▶ [JOB]
Using the material below, print the line that contains "Generate a Python", the line that contains "ax = fig.add_axes([0.339, 0.296, 0.650, 0.593])", and every line in between, exactly and nothing else.
** begin **
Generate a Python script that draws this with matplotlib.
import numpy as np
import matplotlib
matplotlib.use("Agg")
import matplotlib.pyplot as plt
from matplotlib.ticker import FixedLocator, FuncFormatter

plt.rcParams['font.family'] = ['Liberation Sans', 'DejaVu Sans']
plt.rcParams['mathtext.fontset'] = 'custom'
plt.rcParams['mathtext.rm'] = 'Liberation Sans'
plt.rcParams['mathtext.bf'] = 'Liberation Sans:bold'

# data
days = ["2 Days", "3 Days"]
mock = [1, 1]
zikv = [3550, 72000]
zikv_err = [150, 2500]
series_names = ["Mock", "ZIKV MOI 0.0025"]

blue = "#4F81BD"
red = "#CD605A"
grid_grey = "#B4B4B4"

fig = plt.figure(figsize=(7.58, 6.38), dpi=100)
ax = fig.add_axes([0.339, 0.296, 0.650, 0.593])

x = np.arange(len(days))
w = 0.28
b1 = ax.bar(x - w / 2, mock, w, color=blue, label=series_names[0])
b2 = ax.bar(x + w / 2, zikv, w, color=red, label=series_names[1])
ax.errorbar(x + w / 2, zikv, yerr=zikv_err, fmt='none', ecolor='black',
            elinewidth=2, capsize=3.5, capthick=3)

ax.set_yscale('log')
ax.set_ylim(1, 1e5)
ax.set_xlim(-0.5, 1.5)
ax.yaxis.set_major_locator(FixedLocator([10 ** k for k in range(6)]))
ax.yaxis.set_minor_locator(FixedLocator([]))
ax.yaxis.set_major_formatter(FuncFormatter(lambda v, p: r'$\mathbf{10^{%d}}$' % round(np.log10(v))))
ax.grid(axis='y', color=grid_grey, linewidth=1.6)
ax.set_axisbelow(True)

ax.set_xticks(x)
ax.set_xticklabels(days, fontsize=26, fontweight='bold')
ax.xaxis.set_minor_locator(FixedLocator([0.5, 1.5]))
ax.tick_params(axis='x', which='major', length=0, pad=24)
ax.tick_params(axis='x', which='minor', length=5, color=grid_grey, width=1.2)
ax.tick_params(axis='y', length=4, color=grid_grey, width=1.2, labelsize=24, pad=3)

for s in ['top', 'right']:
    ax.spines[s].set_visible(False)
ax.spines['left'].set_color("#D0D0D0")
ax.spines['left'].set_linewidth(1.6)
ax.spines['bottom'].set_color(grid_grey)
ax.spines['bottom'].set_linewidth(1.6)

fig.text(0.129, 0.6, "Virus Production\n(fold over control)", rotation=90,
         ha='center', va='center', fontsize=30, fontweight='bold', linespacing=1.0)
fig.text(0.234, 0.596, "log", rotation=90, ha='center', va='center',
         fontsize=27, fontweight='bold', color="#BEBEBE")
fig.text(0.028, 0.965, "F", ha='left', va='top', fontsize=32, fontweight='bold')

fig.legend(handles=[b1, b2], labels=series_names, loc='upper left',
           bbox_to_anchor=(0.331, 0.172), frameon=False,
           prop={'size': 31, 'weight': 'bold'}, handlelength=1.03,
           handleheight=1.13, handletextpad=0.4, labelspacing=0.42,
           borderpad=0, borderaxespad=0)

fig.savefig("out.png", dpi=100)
** end **
** begin **
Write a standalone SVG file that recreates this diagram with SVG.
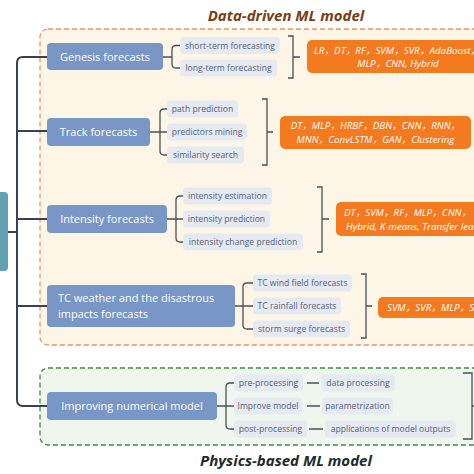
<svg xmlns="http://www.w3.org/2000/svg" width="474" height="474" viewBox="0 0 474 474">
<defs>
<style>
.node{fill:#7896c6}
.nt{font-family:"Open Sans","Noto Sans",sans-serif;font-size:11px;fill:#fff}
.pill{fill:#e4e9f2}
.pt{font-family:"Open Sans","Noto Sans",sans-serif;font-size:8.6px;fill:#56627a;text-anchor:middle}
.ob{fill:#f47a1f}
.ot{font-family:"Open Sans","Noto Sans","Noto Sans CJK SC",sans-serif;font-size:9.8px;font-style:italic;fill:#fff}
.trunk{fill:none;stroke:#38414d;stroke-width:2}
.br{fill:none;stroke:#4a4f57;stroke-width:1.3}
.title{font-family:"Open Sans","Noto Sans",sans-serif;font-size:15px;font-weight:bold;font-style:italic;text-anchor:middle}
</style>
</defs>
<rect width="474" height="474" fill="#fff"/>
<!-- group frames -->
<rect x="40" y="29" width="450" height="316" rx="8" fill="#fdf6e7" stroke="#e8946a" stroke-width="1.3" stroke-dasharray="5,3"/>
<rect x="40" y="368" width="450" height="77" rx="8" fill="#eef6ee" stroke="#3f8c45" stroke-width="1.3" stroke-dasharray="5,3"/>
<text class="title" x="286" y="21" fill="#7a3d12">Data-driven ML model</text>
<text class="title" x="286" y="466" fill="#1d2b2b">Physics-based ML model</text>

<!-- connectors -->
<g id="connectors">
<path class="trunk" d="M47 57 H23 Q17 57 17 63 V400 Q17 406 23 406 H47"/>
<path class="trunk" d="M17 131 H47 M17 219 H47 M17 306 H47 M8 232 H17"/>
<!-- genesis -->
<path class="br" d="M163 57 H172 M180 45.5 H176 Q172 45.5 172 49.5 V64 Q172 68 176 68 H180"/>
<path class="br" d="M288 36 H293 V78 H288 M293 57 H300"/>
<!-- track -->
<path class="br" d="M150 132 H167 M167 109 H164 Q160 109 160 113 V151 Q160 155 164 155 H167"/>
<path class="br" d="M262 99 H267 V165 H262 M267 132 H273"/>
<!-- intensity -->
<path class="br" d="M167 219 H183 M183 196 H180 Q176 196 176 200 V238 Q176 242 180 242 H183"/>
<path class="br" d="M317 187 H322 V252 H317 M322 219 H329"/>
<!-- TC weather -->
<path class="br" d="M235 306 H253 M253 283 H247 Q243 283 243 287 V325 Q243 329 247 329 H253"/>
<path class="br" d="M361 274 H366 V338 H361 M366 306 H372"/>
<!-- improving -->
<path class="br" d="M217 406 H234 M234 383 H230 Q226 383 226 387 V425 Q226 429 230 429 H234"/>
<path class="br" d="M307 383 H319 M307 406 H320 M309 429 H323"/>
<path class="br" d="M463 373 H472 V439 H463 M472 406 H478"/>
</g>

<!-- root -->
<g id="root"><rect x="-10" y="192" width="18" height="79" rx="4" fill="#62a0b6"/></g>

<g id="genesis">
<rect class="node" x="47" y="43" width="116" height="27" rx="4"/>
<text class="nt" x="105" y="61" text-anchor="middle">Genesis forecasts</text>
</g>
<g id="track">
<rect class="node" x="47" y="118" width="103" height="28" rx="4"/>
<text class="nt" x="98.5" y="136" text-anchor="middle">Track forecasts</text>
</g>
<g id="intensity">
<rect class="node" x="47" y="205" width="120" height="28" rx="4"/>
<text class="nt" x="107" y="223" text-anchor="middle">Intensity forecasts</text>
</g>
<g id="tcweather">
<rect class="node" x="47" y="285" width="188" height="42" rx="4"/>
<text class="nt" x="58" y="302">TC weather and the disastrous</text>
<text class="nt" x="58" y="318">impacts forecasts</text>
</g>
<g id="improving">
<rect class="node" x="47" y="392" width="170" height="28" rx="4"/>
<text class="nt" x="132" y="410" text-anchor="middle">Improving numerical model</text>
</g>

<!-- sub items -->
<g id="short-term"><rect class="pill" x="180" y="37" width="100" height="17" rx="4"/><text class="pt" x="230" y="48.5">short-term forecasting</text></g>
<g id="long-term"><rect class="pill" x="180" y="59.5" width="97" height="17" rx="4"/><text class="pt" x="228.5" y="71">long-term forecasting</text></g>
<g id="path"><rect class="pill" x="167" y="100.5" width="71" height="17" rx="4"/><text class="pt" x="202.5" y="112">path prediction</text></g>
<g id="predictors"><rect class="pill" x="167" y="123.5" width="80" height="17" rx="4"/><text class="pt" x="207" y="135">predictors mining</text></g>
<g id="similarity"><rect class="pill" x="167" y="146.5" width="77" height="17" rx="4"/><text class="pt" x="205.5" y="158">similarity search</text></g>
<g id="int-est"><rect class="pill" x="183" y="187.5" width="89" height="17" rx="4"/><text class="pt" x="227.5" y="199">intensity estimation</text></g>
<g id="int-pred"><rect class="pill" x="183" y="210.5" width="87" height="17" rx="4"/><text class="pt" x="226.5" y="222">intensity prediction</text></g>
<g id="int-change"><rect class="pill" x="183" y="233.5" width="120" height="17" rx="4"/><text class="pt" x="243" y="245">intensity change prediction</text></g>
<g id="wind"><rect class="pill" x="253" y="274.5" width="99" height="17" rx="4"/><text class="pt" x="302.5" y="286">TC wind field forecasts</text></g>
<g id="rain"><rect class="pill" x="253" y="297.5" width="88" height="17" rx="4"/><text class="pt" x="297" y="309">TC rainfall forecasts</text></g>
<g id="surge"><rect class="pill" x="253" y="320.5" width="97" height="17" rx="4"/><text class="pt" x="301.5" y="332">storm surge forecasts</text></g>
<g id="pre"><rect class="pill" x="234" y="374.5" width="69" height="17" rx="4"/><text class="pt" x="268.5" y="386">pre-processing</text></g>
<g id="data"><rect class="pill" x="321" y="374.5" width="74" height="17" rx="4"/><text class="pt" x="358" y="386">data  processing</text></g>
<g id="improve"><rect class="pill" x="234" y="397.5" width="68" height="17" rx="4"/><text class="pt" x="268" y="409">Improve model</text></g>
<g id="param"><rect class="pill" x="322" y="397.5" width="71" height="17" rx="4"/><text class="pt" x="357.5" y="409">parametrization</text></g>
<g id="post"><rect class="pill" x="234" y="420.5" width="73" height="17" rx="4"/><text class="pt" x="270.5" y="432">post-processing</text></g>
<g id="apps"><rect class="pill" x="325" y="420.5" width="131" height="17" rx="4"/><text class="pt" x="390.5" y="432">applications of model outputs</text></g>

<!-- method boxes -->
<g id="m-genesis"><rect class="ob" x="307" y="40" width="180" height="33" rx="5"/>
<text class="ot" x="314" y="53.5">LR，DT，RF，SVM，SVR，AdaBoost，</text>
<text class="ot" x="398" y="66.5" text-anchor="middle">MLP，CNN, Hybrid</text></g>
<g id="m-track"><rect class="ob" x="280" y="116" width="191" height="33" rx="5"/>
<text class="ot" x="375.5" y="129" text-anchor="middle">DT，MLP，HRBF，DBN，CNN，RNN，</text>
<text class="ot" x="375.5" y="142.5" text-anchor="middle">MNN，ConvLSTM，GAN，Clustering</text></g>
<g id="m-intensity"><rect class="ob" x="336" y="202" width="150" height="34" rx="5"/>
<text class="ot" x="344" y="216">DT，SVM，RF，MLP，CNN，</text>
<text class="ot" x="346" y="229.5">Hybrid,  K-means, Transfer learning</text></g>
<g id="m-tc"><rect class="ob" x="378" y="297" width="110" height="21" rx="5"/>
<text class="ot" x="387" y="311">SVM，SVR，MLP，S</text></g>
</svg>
** end **
▶ [TASK OUTPUT]
Generate a Python script that draws this with matplotlib.
import numpy as np
import matplotlib
matplotlib.use("Agg")
import matplotlib.pyplot as plt
from matplotlib.ticker import FixedLocator, FuncFormatter

plt.rcParams['font.family'] = ['Liberation Sans', 'DejaVu Sans']
plt.rcParams['mathtext.fontset'] = 'custom'
plt.rcParams['mathtext.rm'] = 'Liberation Sans'
plt.rcParams['mathtext.bf'] = 'Liberation Sans:bold'

# data
days = ["2 Days", "3 Days"]
mock = [1, 1]
zikv = [3550, 72000]
zikv_err = [150, 2500]
series_names = ["Mock", "ZIKV MOI 0.0025"]

blue = "#4F81BD"
red = "#CD605A"
grid_grey = "#B4B4B4"

fig = plt.figure(figsize=(7.58, 6.38), dpi=100)
ax = fig.add_axes([0.339, 0.296, 0.650, 0.593])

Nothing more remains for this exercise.